[Found at Canadian
Firearms Digest ] Date: Tue, 15 May 2001 12:35:15 -0600
From: "Breitkreuz, Garry - Assistant 1" BreitG0@parl.gc.ca
Subject: COP SHOOTS HIMSELF IN FRONT OF IGA SHOPPERS
PUBLICATION: The Edmonton Sun
DATE: 2001.05.15
SECTION: News PAGE: 7
SOURCE: Edmonton Sun
BYLINE: Nicole Bergot
KEYWORDS: Suicide; Alberta
ILLUSTRATION: 1. photo by Jack Dagley, Edmonton Sun A distraught woman talks with police
yesterday outside the home of a suspended cop who later killed himself outside a
supermarket. 2. photo by Robert Taylor, Edmonton Sun RCMP investigators examine the scene
of a suicide in front of the Garden Market IGA in Station Square on 99 Avenue in Fort
Saskatchewan.

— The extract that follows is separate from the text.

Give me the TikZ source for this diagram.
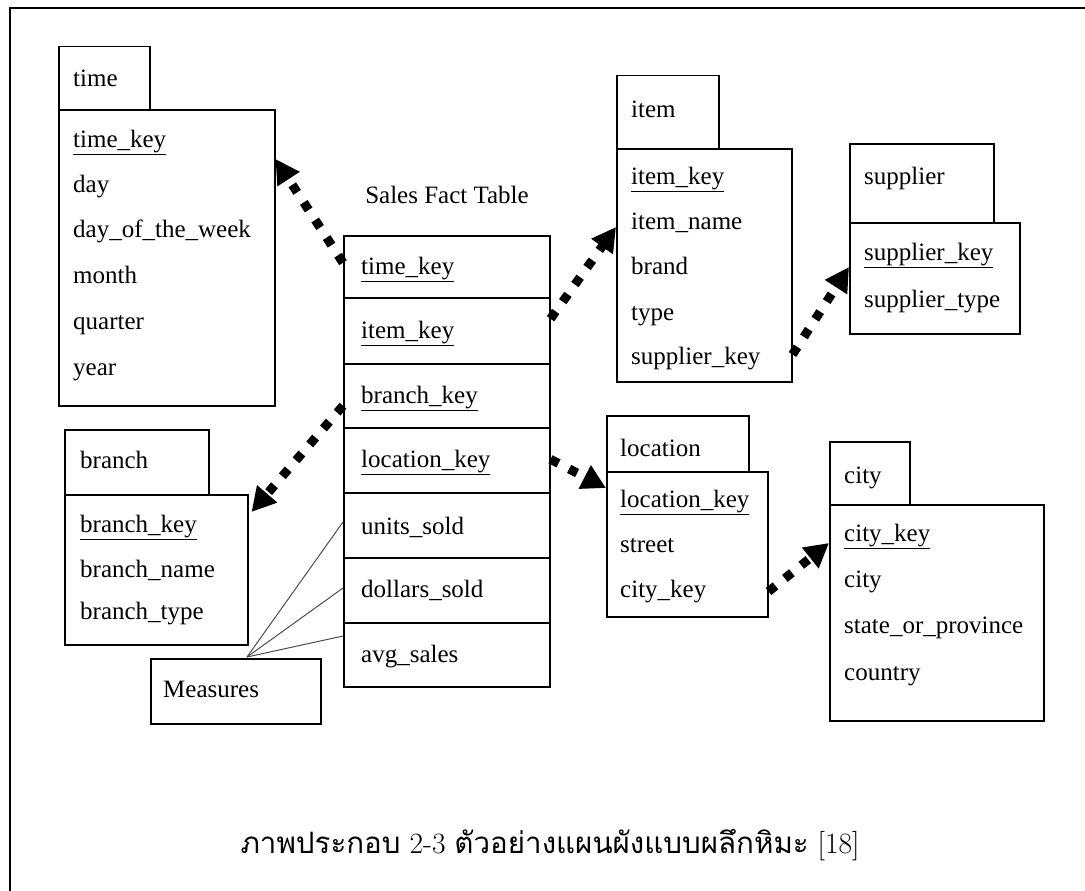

The body is under the yellow tarp.
COP SHOOTS HIMSELF IN FRONT OF IGA SHOPPERS
A suspended city cop shot himself once in the head in front of horrified shoppers and
three city tactical unit members outside the Fort Saskatchewan IGA shortly after 8 p.m.
last night.
It was a bloody end to a lengthy police standoff that started with the discovery of a
suicide note yesterday in the home of Const. Gregory Donald Seath, 42, a veteran city cop
serving a conditional sentence for perjury and obstruction of justice.
The trail led to Fort Saskatchewan, where police found Seath in the supermarket parking
lot with a gun in his hand.
"Three tactical members pulled up in a van to confront him, saw he was holding a
handgun at his side," said city police spokesman Wes Bellmore.

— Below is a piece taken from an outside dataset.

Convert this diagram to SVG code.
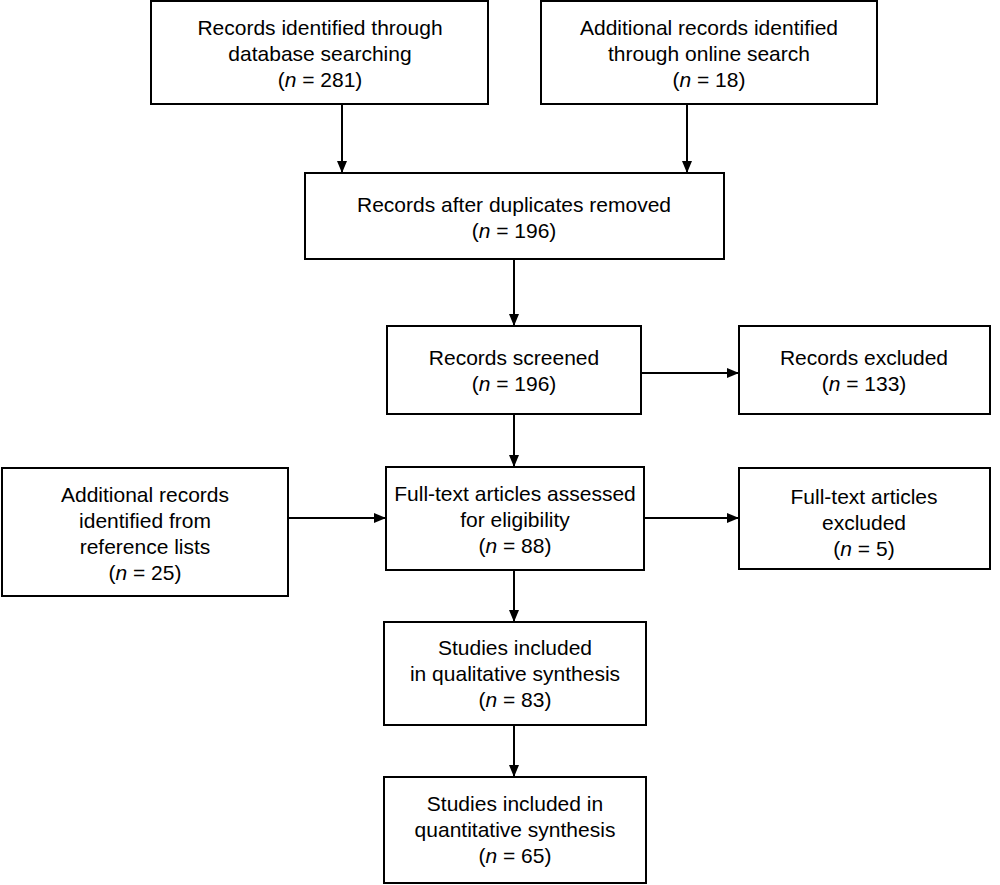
<svg xmlns="http://www.w3.org/2000/svg" width="1000" height="885" viewBox="0 0 1000 885">
<style>
rect{fill:#fff;stroke:#000;stroke-width:2}
text{font-family:"Liberation Sans",Arial,sans-serif;font-size:21px;text-anchor:middle;fill:#000}
.i{font-style:italic}
.c{stroke:#000;stroke-width:2;fill:none;marker-end:url(#ah)}
</style>
<defs>
<marker id="ah" markerWidth="12" markerHeight="10" refX="12" refY="5" orient="auto" markerUnits="userSpaceOnUse">
<path d="M0,0 L12,5 L0,10 Z" fill="#000"/>
</marker>
</defs>
<rect x="0" y="0" width="1000" height="885" style="stroke:none"/>
<g id="connectors">
<line class="c" x1="342" y1="104" x2="342" y2="173"/>
<line class="c" x1="687" y1="104" x2="687" y2="173"/>
<line class="c" x1="514" y1="259" x2="514" y2="326"/>
<line class="c" x1="641" y1="373" x2="739" y2="373"/>
<line class="c" x1="514" y1="414" x2="514" y2="467"/>
<line class="c" x1="288" y1="518" x2="386" y2="518"/>
<line class="c" x1="644" y1="518" x2="739" y2="518"/>
<line class="c" x1="514" y1="570" x2="514" y2="622"/>
<line class="c" x1="514" y1="725" x2="514" y2="777"/>
</g>
<g id="db">
<rect x="151" y="1" width="337" height="103"/>
<text x="320" y="35">Records identified through</text>
<text x="320" y="61">database searching</text>
<text x="320" y="87">(<tspan class="i">n</tspan> = 281)</text>
</g>
<g id="online">
<rect x="541" y="1" width="336" height="103"/>
<text x="709" y="35">Additional records identified</text>
<text x="709" y="61">through online search</text>
<text x="709" y="87">(<tspan class="i">n</tspan> = 18)</text>
</g>
<g id="dedup">
<rect x="305" y="173" width="419" height="86"/>
<text x="514" y="212">Records after duplicates removed</text>
<text x="514" y="238">(<tspan class="i">n</tspan> = 196)</text>
</g>
<g id="screened">
<rect x="387" y="326" width="254" height="88"/>
<text x="514" y="365">Records screened</text>
<text x="514" y="391">(<tspan class="i">n</tspan> = 196)</text>
</g>
<g id="excluded">
<rect x="739" y="326" width="251" height="88"/>
<text x="864" y="365">Records excluded</text>
<text x="864" y="391">(<tspan class="i">n</tspan> = 133)</text>
</g>
<g id="reflists">
<rect x="2" y="468" width="286" height="128"/>
<text x="145" y="502">Additional records</text>
<text x="145" y="528">identified from</text>
<text x="145" y="554">reference lists</text>
<text x="145" y="580">(<tspan class="i">n</tspan> = 25)</text>
</g>
<g id="fulltext">
<rect x="386" y="467" width="258" height="103"/>
<text x="515" y="501">Full-text articles assessed</text>
<text x="515" y="527">for eligibility</text>
<text x="515" y="553">(<tspan class="i">n</tspan> = 88)</text>
</g>
<g id="ftexcluded">
<rect x="739" y="468" width="251" height="101"/>
<text x="864" y="504">Full-text articles</text>
<text x="864" y="530">excluded</text>
<text x="864" y="556">(<tspan class="i">n</tspan> = 5)</text>
</g>
<g id="qual">
<rect x="384" y="622" width="262" height="103"/>
<text x="515" y="655">Studies included</text>
<text x="515" y="681">in qualitative synthesis</text>
<text x="515" y="707">(<tspan class="i">n</tspan> = 83)</text>
</g>
<g id="quant">
<rect x="384" y="777" width="262" height="106"/>
<text x="515" y="811">Studies included in</text>
<text x="515" y="837">quantitative synthesis</text>
<text x="515" y="863">(<tspan class="i">n</tspan> = 65)</text>
</g>
</svg>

"He refused a number of demands to put the weapon down and then just sat down on the
curb and took his own life."
An eyewitness reported city police Chief Bob Wasylyshen was on the scene in Fort
Saskatchewan last night, but made no comment to press. The incident began more than six
hours earlier after Seath's son found a suicide note at his dad's home near 162 Avenue and
59A Street in Edmonton and called the cops.
"He's known to be antagonistic towards police and because of the history, we sent the
troops," said Bellmore. Over 25 police cars, tactical team members including snipers
in army fatigues and camouflage, patrol officers, and police dogs descended on the home.
Community police stations across the city were also alerted that the despondent man might
be on the street and possibly armed.
After attempts to contact anyone inside the home failed, officers hurled flash-bang
devices inside about 4 p.m. as Seath's tearful wife and other family members watched from
the street.
Tactical members then finally stormed the home and found it empty.
An RCMP helicopter, meanwhile, scanned a wooded area behind the house as well as the city
of Fort Saskatchewan after several reported sightings there.
The 41-year-old Seath, a city police officer for almost 20 years, was handed an 18-month
conditional sentence Jan. 10 to be served in the community.
The judge ruled the sentence was appropriate because Seath's police career was in jeopardy
and his life could have been in danger if he were sent to jail.
Seath - suspended without pay and facing an internal disciplinary hearing - was ordered to
follow a daily 9 p.m. to 6 a.m. curfew, do 240 hours of community service in the first
year of his sentence and abstain from alcohol.
EPS seized his police issue handgun but the courts allowed him to keep a large stock of
weapons - some 15 long-barrelled [guns] and two handguns - which officers seized from the
north-side home about 5 p.m. yesterday.
Seath was charged after swearing a false affidavit in 1996 about a confrontation with his
wife's former husband.
But he was secretly taped and later denied details of the acrimonious conversation about
custody and visitation rights.
Blaine Henkelman, 38, the ex-husband of Seath's wife and the person who taped the
conversation, was upset with the sentence. On the tape, which was played in court, Seath
tells Henkelman that if he ever bothered him again, he'd make Henkelman's life a misery.